Miro sus obras, leo sus textos, me asomo a sus biografías, y admiro la reivindicación que hacen del desacomodo, de la transgresión, de la provocación, del estar siempre poniendo piedritas en los zapatos de los biempensantes.
La autorepresentación fue, para muchas de ellas, uno de los modos de plantarse en el mundo. Retrar(se), describir(se), volverse sujeto de sus propias reflexiones y prácticas artísticas.
Nahui escribió “cuando poso soy otra cosa que ellos no han visto todavía”. Sus autorretratos en poco se parecen a los retratos que hace de ella los demás.. “Soy otra cosa que ellos no han visto”. ¿Seremos nosotros capaces de verla?
Remiten más a la tradición humanista que a la fantasía erótica masculina, como explica Dina Comisarenco. Más a los griegos y renacentistas para quienes la pureza del cuerpo es reflejo de la belleza espiritual.
“En manos de Nahui, el autorretrato fue un lugar estratégico y efectivo para pelear en contra de las opresivas formas de codificar el cuerpo femenino como objeto y para reinventarse a sí misma.” El cuerpo como forma de conocimiento.
Cuando se retrata con sus parejas, el deseo sexual es compartido por ambos. Ya no es un objeto erótico sino un ser pleno totalmente empático con sus parejas: ambos comparten y disfrutan.

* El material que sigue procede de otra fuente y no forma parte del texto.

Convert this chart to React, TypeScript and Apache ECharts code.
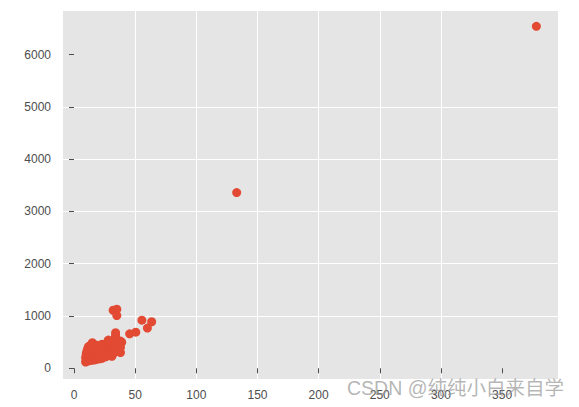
import React, { useEffect, useRef } from "react";
import * as echarts from "echarts";

const xValues: number[] = [
  9.5, 10, 11, 12, 13, 14, 15, 17, 19, 21, 23,
  9.5, 10, 10, 10.5, 11, 11.5, 12,
  12, 13, 14, 13, 14, 15, 16, 15, 14,
  16, 17, 18, 16, 18, 17, 19,
  19, 20, 21, 20, 22, 21, 23,
  22, 24, 25, 24, 26, 25, 27, 28,
  26, 27, 28, 29, 30, 29, 31, 30,
  29, 31, 32, 33, 32, 34, 35, 33, 34, 34, 36, 37,
  31, 33, 35, 36, 38, 39, 38, 38,
  32, 35, 35, 45.5, 50.5, 55.5, 60, 63.5, 133, 378,
];

const yValues: number[] = [
  120, 150, 135, 160, 145, 170, 155, 160, 175, 180, 190,
  200, 240, 280, 320, 360, 390, 420,
  220, 260, 300, 340, 380, 420, 460, 490, 450,
  220, 260, 300, 340, 380, 410, 440,
  230, 270, 310, 350, 390, 420, 460,
  240, 280, 320, 360, 400, 440, 480, 540,
  220, 260, 300, 340, 380, 420, 460, 500,
  250, 280, 330, 370, 410, 450, 500, 560, 620, 680, 520, 480,
  230, 300, 400, 440, 520, 500, 400, 300,
  1110, 1130, 1010, 660, 690, 920, 770, 890, 3360, 6540,
];

const xTicks: number[] = [0, 50, 100, 150, 200, 250, 300, 350];
const yTicks: number[] = [0, 1000, 2000, 3000, 4000, 5000, 6000];

const watermark = "CSDN @纯纯小白来自学";

export default function App() {
  const ref = useRef<HTMLDivElement>(null);
  useEffect(() => {
    if (!ref.current) return;
    const chart = echarts.init(ref.current, undefined, { renderer: "svg" });
    const points = xValues.map((x, i) => [x, yValues[i]]);
    const labelStyle = {
      color: "#4d4d4d",
      fontSize: 12,
      fontFamily: "'Liberation Sans', Arial, sans-serif",
      formatter: (v: number) => String(v),
    };
    chart.setOption({
      animation: false,
      backgroundColor: "#ffffff",
      grid: {
        left: 63,
        top: 11,
        width: 495,
        height: 368,
        show: true,
        backgroundColor: "#E5E5E5",
        borderWidth: 0,
      },
      xAxis: {
        type: "value",
        min: -9,
        max: 395.7,
        splitNumber: 8,
        axisLine: { show: false },
        axisTick: {
          show: true,
          length: 5,
          customValues: xTicks,
          lineStyle: { color: "#4d4d4d", width: 1 },
        },
        axisLabel: { ...labelStyle, margin: 10, customValues: xTicks },
        splitLine: {
          show: true,
          showMinLine: false,
          showMaxLine: false,
          lineStyle: { color: "#ffffff", width: 1 },
        },
      },
      yAxis: {
        type: "value",
        min: -205,
        max: 6834,
        splitNumber: 7,
        axisLine: { show: false },
        axisTick: {
          show: true,
          length: 5,
          customValues: yTicks,
          lineStyle: { color: "#4d4d4d", width: 1 },
        },
        axisLabel: { ...labelStyle, margin: 12, customValues: yTicks },
        splitLine: {
          show: true,
          showMinLine: false,
          showMaxLine: false,
          lineStyle: { color: "#ffffff", width: 1 },
        },
      },
      series: [
        {
          type: "scatter",
          data: points,
          symbolSize: 9,
          itemStyle: { color: "#E24A33", opacity: 1 },
        },
      ],
      graphic: [
        {
          type: "text",
          left: 347,
          top: 378,
          z: 100,
          style: {
            text: watermark,
            fill: "rgba(150,150,150,0.7)",
            fontSize: 19.5,
            fontFamily: "'Liberation Sans', 'Noto Sans CJK SC', sans-serif",
          },
        },
      ],
    });
    return () => chart.dispose();
  }, []);
  return (
    <div
      ref={ref}
      style={{ position: "absolute", left: 0, top: 0, width: 579, height: 407 }}
    />
  );
}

Como en las pinturas en las que se pinta con su amor marino, el capitán de barco Eugenio Agacino.
Después de la muerte de Agacino, poco a poco se retira de la escena pública.
Todavía en 1945 forma parte de una exposición colectiva en el Palacio de Bellas Artes, pero es uno de sus últimas presentaciones públicas como artista.
Finalmente se refugia en su casa de Tacubaya, la misma en la que había nacido, con sus perros y gatos como única compañía.
“En México se desprecia a las mujeres, se les consume, se les desecha, se les estigmatiza, se les cuelga para siempre la árbol patriarcal y allí se les ahorca. Se bambolean durante años, con la lengua de fuera, el sexo al aire.” (Escribe Elena Poniatowska a propósito de Tina Modotti).
No hay más opción que disciplinarse o aceptar la piel marcada con el signo de la ignominia. Pensemos en la vez o en la muerte de las mujeres de ese grupo ¿Cuántos años debieron pasar para que una nueva generación de mujeres se atreviera a desafiar al poder masculino?
Habrá quien piense que no hay relación entre esto y los 26 mil feminicidios que cubren de sangre nuestro país. Nahui Olin desde su tumba nos miraría con horror e incredulidad.
Cierro con el final del texto llamado “Sobre mi lápida”:
“Independiente fui, para no permitir pudrirme sin renovarme; hoy, independiente, pudriéndome me renuevo para vivir”.
Murió el 23 de enero de 1978. Hace cuarenta años. Y sin embargo hoy, como el cuarto sol, una vez más revive y se renueva.
1) Una versión más amplia de este texto fue leída en el Museo Nacional de Arte en el marco de la estupenda exposición “Nahui Olin. La mirada infinita”, julio 2018.
2) Adriana Malvido, Nahui Olin (nueva edición corregida y aumentada de la original de 1993), Circe, 2018.
3) Elena Poniatowska, Las siete cabritas, México, Era, 2000, p. 63.